Yüzey aktif maddeler, yüzeyleri ıslatır ve ıslak yüzeyin yüzey gerilimini düşürür. Bu şekilde temizlik çözeltisi derinlere daha kolay işler. Yüzey aktif maddeler ayrıca yağları suda kolayca eritebilir. Bu deterjanlar tek başlarına veya alkali veya asitli deterjanlar ile birlikte kullanılabilir.
Çöküntüyü engelleyici maddeler ise, kalsiyum ve magnezyum gibi, sularda sertlik yapan maddeleri bağlar ve tuz oluşturur. Bu şekilde çökelti yapmalarını önler. Bu maddelerin inorganik ve organik çeşitleri bulunmaktadır.
Bu sayılan deterjan gruplarından hangisine girerse girsin, akredite laboratuvarlar tarafından bu deterjanların fiziksel ve kimyasal analizleri, hızlı, kaliteli ve güvenilir bir şekilde gerçekleştirilmektedir. Bütün bu test ve analizler, yetkili laboratuvarlarda, mevcut yasal düzenlemelerin getirdiği kriterlere ve sınırlamalara ve yerli ve yabancı kuruluşlar tarafından yayınlanan standartlara uygun şekilde gerçekleştirilmektedir.
Genelde gıda sektöründe kullanılacak deterjanların şu özelliklerde olması önemlidir:
- Suyun içinde kolayca çözünebilmeli
- Uygun sıcaklık derecelerinde çözünebilmeli
- Yüzeylerdeki organik maddeleri bulundukları yerlerden sökebilmeli
- Temizlenecek yüzeye tamamen yayılmalı ve derinlerine sızmalı
- Yüksek ıslatma etkisi olmalı
- Kalıntıları parçalamalı ve birleşmeleri önlemeli
- Kalsiyum tuzlarının kalıntılarını eritebilmeli
- Yüzeyleri tahrip etmemeli ve aşınmaya neden olmamalı
- Yüzeyden kolayca durulanabilmeli
- Bakterileri yok etma gücü yüksek olmalı
- Çok fazla köpürmemeli
- Dayanıklı olmalı ve etkisini çabuk kaybetmemeli
- Kolay uygulanabilir olmalı
- Çok pahalı olmamalı
- Zehirleyici özellikte olmamalı
Sağlık Bakanlığı tarafından 2010 yılında Deterjanlar ve Deterjanlarda Kullanılan Yüzey Aktif Maddeler Hakkında Tebliğ yayınlanmıştır.
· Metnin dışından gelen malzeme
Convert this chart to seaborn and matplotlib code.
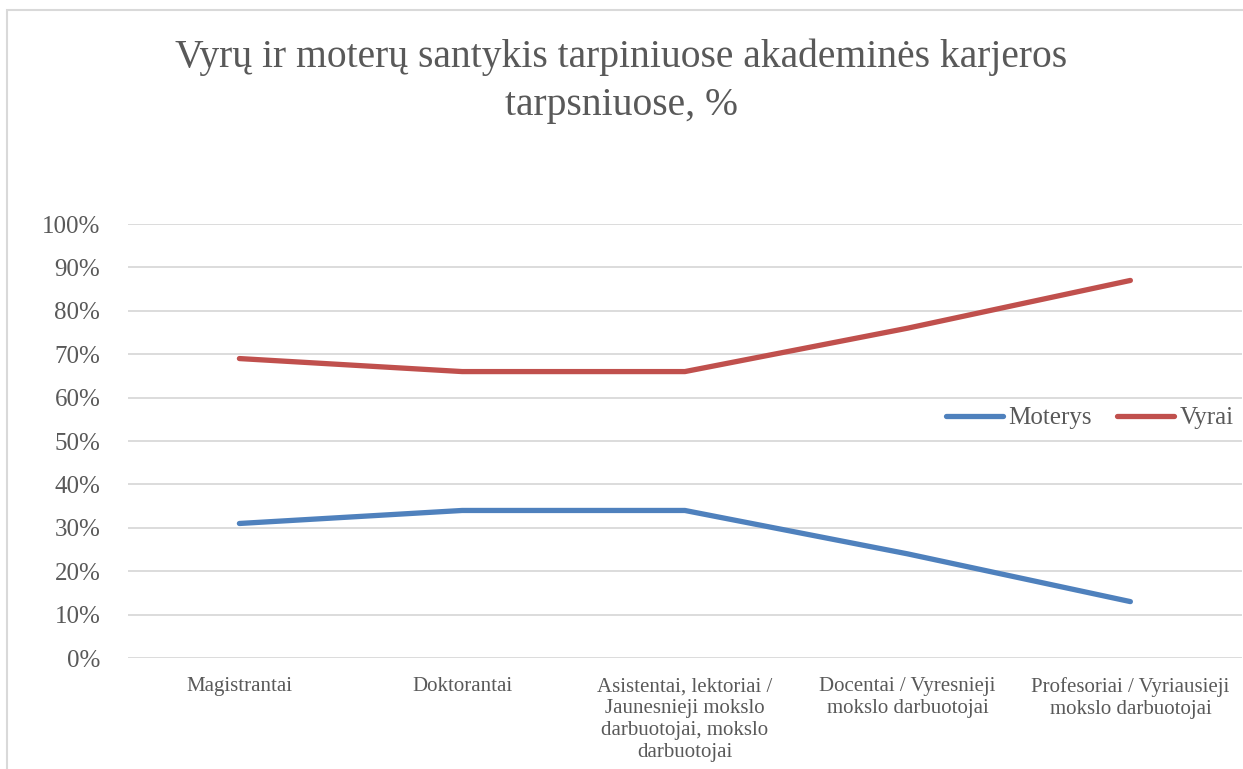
import numpy as np
import pandas as pd
import matplotlib
matplotlib.use("Agg")
import matplotlib.pyplot as plt
from matplotlib.patches import Rectangle
from matplotlib.ticker import PercentFormatter
import seaborn as sns

# data ########################################################################
categories = [
    "Magistrantai",
    "Doktorantai",
    "Asistentai, lektoriai /\nJaunesnieji mokslo\ndarbuotojai, mokslo\ndarbuotojai",
    "Docentai / Vyresnieji\nmokslo darbuotojai",
    "Profesoriai / Vyriausieji\nmokslo darbuotojai",
]
moterys = [0.31, 0.34, 0.34, 0.24, 0.13]
vyrai = [0.69, 0.66, 0.66, 0.76, 0.87]
series_names = ["Moterys", "Vyrai"]
colors = ["#4F81BD", "#C0504D"]

df = pd.DataFrame({
    "pos": list(range(len(categories))) * 2,
    "value": moterys + vyrai,
    "series": [series_names[0]] * len(moterys) + [series_names[1]] * len(vyrai),
})

# style #######################################################################
sns.set_style("white")
plt.rcParams["font.family"] = ["Liberation Serif", "DejaVu Serif"]
text_col = "#595959"

fig = plt.figure(figsize=(12.43, 7.69), dpi=100)
ax = fig.add_axes([0.103, 0.1443, 0.896, 0.5644])

sns.lineplot(data=df, x="pos", y="value", hue="series", palette=colors,
             linewidth=3.8, ax=ax, solid_capstyle="round")

ax.set_xlim(-0.5, len(categories) - 0.5)
ax.set_ylim(0, 1)
ax.set_yticks(np.arange(0, 1.01, 0.1))
ax.yaxis.set_major_formatter(PercentFormatter(1.0, decimals=0))
ax.set_xticks(range(len(categories)))
ax.set_xticklabels(categories, linespacing=1.2)
ax.set_xlabel("")
ax.set_ylabel("")
ax.grid(axis="y", color="#D9D9D9", linewidth=1.3)
ax.set_axisbelow(True)
for s in ax.spines.values():
    s.set_visible(False)
ax.tick_params(axis="y", labelsize=18, colors=text_col, length=0, pad=20)
ax.tick_params(axis="x", labelsize=15, colors=text_col, length=0, pad=14)

leg = ax.legend(loc="center right", bbox_to_anchor=(1.006, 0.553), ncol=2,
                frameon=False, fontsize=18, handlelength=2.3, handletextpad=0.2,
                columnspacing=1.0, labelcolor=text_col, borderaxespad=0.2)
for h in leg.get_lines():
    h.set_linewidth(3.8)

fig.text(0.5, 0.894, "Vyrų ir moterų santykis tarpiniuose akademinės karjeros\ntarpsniuose, %",
         ha="center", va="center", fontsize=28.5, color=text_col, linespacing=1.4)

# chart frame
fig.patches.append(Rectangle((7 / 1243, -0.1), 1.2, 0.1 + 1 - 10 / 769,
                             transform=fig.transFigure, fill=False,
                             edgecolor="#D9D9D9", linewidth=1.5))

fig.savefig("out.png", dpi=100)
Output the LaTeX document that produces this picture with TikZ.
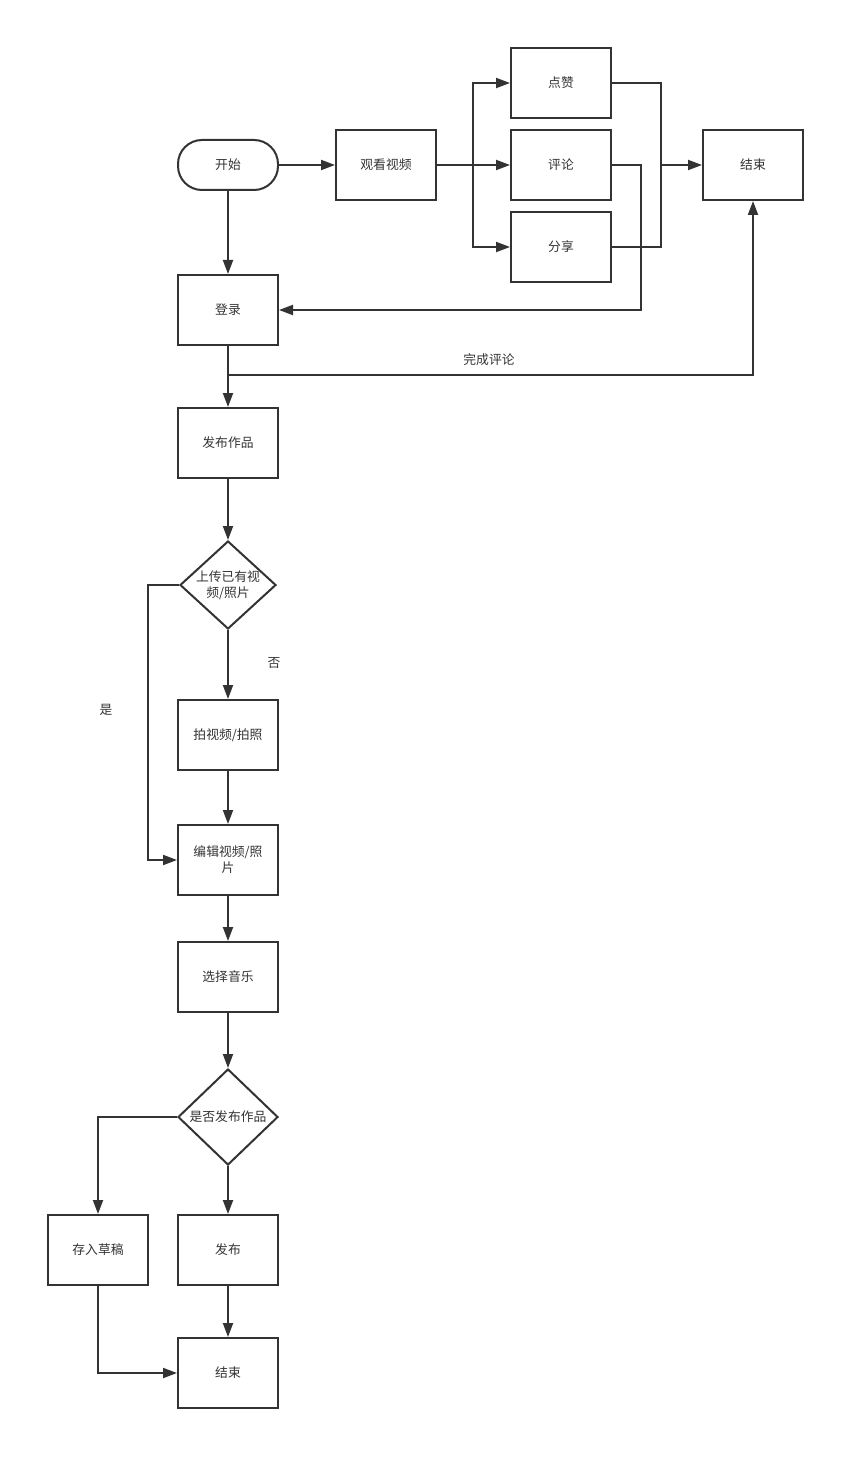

Bu tebliğin çıkarılma amacı, çevre koşullarının ve insan sağlığının korunmasını sağlamak için, deterjanların ve deterjanlarda kullanılan yüzey aktif maddelerin tüketicilere sunulmasına yönelik esasları düzenlemektir. Tebliğin dokuzuncu maddesi, yüzey aktif maddelerin test edilmesine yönelik esasları açıklamaktadır. Buna göre testleri yapacak laboratuvarların, TS EN ISO/IEC 17025 standardına göre yerli veya yabancı akreditasyon kuruluşlarından akredite olmaları gerekmektedir. Laboratuvarlar aynı zamanda mevcut yasal düzenlemelere de uymak zorundadırlar.